There are Central Maine Power Co. lines there, and the district is working to get an easement for that connecting road.
As part of the project the district plans to rework traffic circulation at Benton Elementary School, because currently the parent drop-off area gets quite congested.
The new school property will also feature several sports fields, likely set behind the school building, and an outdoor classroom setup near the classroom wings.
Inside the building, the administration area will be set near the front doors, to allow clear visibility of approaching visitors. Also near the front will be the cafeteria, gymnasium and music rooms. Officials wanted to keep those spaces near the front of the building, Cogan said, so that they can potentially be used by the public outside of school hours, while keeping the classroom areas locked.
The classrooms will be grouped by grade level, and divided into a pair of two-floor wings of the building. The classrooms will also include enclosed tutoring spaces — which were requested by staff — to help kids get individual attention without fully removing them from the class, Cogan said.
Cogan also asked attendees of the meeting if they would be interested in expanding the gym at the new school at the district’s expense, which the majority in attendance were.
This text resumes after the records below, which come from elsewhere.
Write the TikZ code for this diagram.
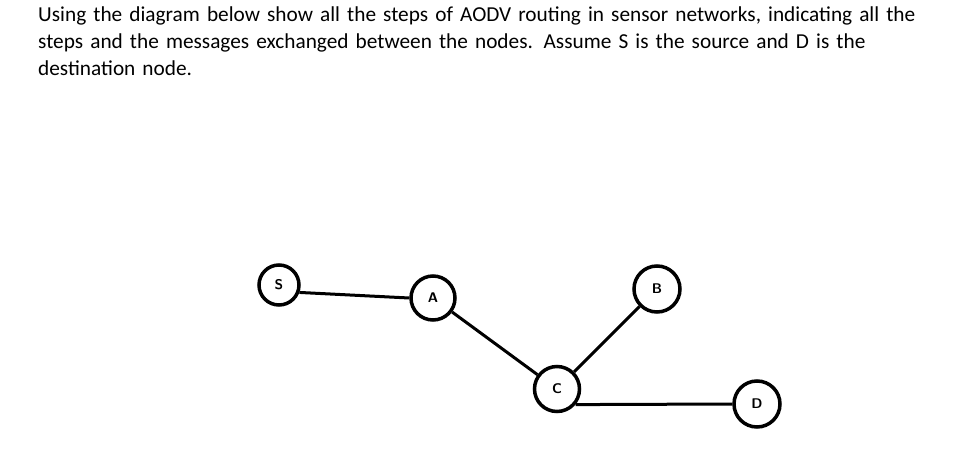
\documentclass[tikz,border=0pt]{standalone}
\usepackage{fontspec}
\setmainfont{Carlito}
\begin{document}
\begin{tikzpicture}[x=1pt,y=-1pt,
  nd/.style={circle,draw=black,line width=3.5pt,fill=white,inner sep=0pt,font=\sffamily\bfseries\fontsize{14}{14}\selectfont},
  ln/.style={line width=3pt}]
\useasboundingbox (0,0) rectangle (956,471);
\node[anchor=base west,font=\fontsize{21.3}{27}\selectfont,align=left,text width=920pt,inner sep=0pt] (txt) at (38,21)
{Using the diagram below show all the steps of AODV routing in sensor networks, indicating all the\\
steps and the messages exchanged between the nodes. Assume S is the source and D is the\\
destination node.};
\node[nd,minimum size=40pt] (S) at (279,285) {S};
\node[nd,minimum size=44pt] (A) at (433,298) {A};
\node[nd,minimum size=45pt] (C) at (557,389) {C};
\node[nd,minimum size=46pt] (B) at (657,289) {B};
\node[nd,minimum size=46pt] (D) at (757,404) {D};
\draw[ln] (S.-20) -- (A.west);
\draw[ln] (A) -- (C);
\draw[ln] (C) -- (B);
\draw[ln] (C.-40) -- (D.west);
\end{tikzpicture}
\end{document}
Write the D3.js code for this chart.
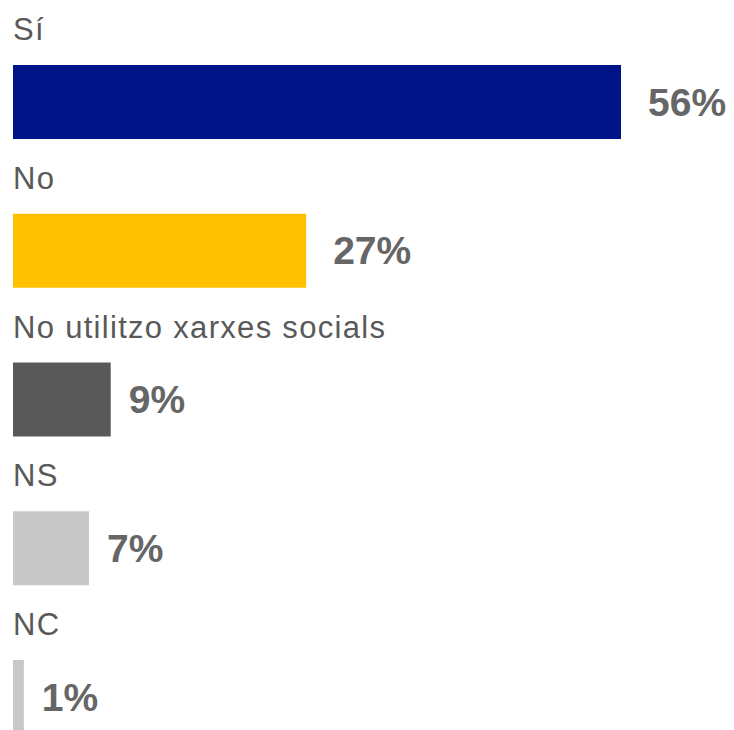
<!DOCTYPE html>
<html>
<head>
<meta charset="utf-8">
<script src="https://cdn.jsdelivr.net/npm/d3@7"></script>
<style>
  body { margin: 0; background: #fff; }
  text { font-family: "Liberation Sans", Arial, sans-serif; }
</style>
</head>
<body>
<div id="chart-container"></div>
<script>
// Data
const categories = ["Sí", "No", "No utilitzo xarxes socials", "NS", "NC"];
const values = [56, 27, 9, 7, 1];
const barColors = ["#001489", "#FFC000", "#595959", "#C8C8C8", "#C8C8C8"];

const width = 734;
const height = 730;

const svg = d3.select("#chart-container")
  .append("svg")
  .attr("width", width)
  .attr("height", height);

const data = categories.map((c, i) => ({label: c, value: values[i], color: barColors[i]}));

// Scales
const x = d3.scaleLinear()
  .domain([0, d3.max(values)])
  .range([13, 621]);

const y = d3.scaleBand()
  .domain(categories)
  .range([15, 15 + 148.75 * categories.length])
  .padding(0);

const rows = svg.selectAll(".row")
  .data(data)
  .join("g")
  .attr("class", "row")
  .attr("transform", d => `translate(0,${y(d.label)})`);

// Category label above each bar
rows.append("text")
  .attr("x", 13)
  .attr("y", 25)
  .attr("fill", "#595959")
  .style("font-size", "31px")
  .style("letter-spacing", "1.3px")
  .text(d => d.label);

// Bars
rows.append("rect")
  .attr("x", x(0))
  .attr("y", 50)
  .attr("width", d => x(d.value) - x(0))
  .attr("height", 74)
  .attr("fill", d => d.color);

// Value labels
rows.append("text")
  .attr("x", d => x(d.value) + (d.value >= 10 ? 27 : 18))
  .attr("y", 87)
  .attr("dy", "0.35em")
  .attr("fill", "#666666")
  .style("font-size", "39px")
  .style("font-weight", "bold")
  .text(d => d.value + "%");
</script>
</body>
</html>
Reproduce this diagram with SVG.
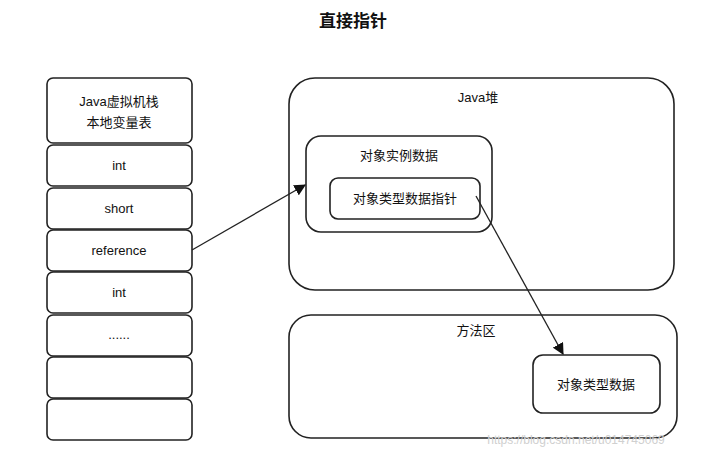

The Department of Education will only support a gym that is 3,400 square feet, with bleachers for 191 people and sport flooring — not a wood floor. The building committee has expressed interest in getting a bigger gym, Cogan said. The district could instead build an average middle school gym, which would be 5,600 square feet, bleacher seating for 300 and wood floors.
The state will fund the cost of the smaller gym, any additional costs of the larger gym would be paid by the district. The cost would probably be around $1 million, Cogan said. The larger space could then be used for sports games and other community business.
The next steps include a straw poll on the concept design in September, a public hearing in October and then the referendum vote on the project in November, Cogan said.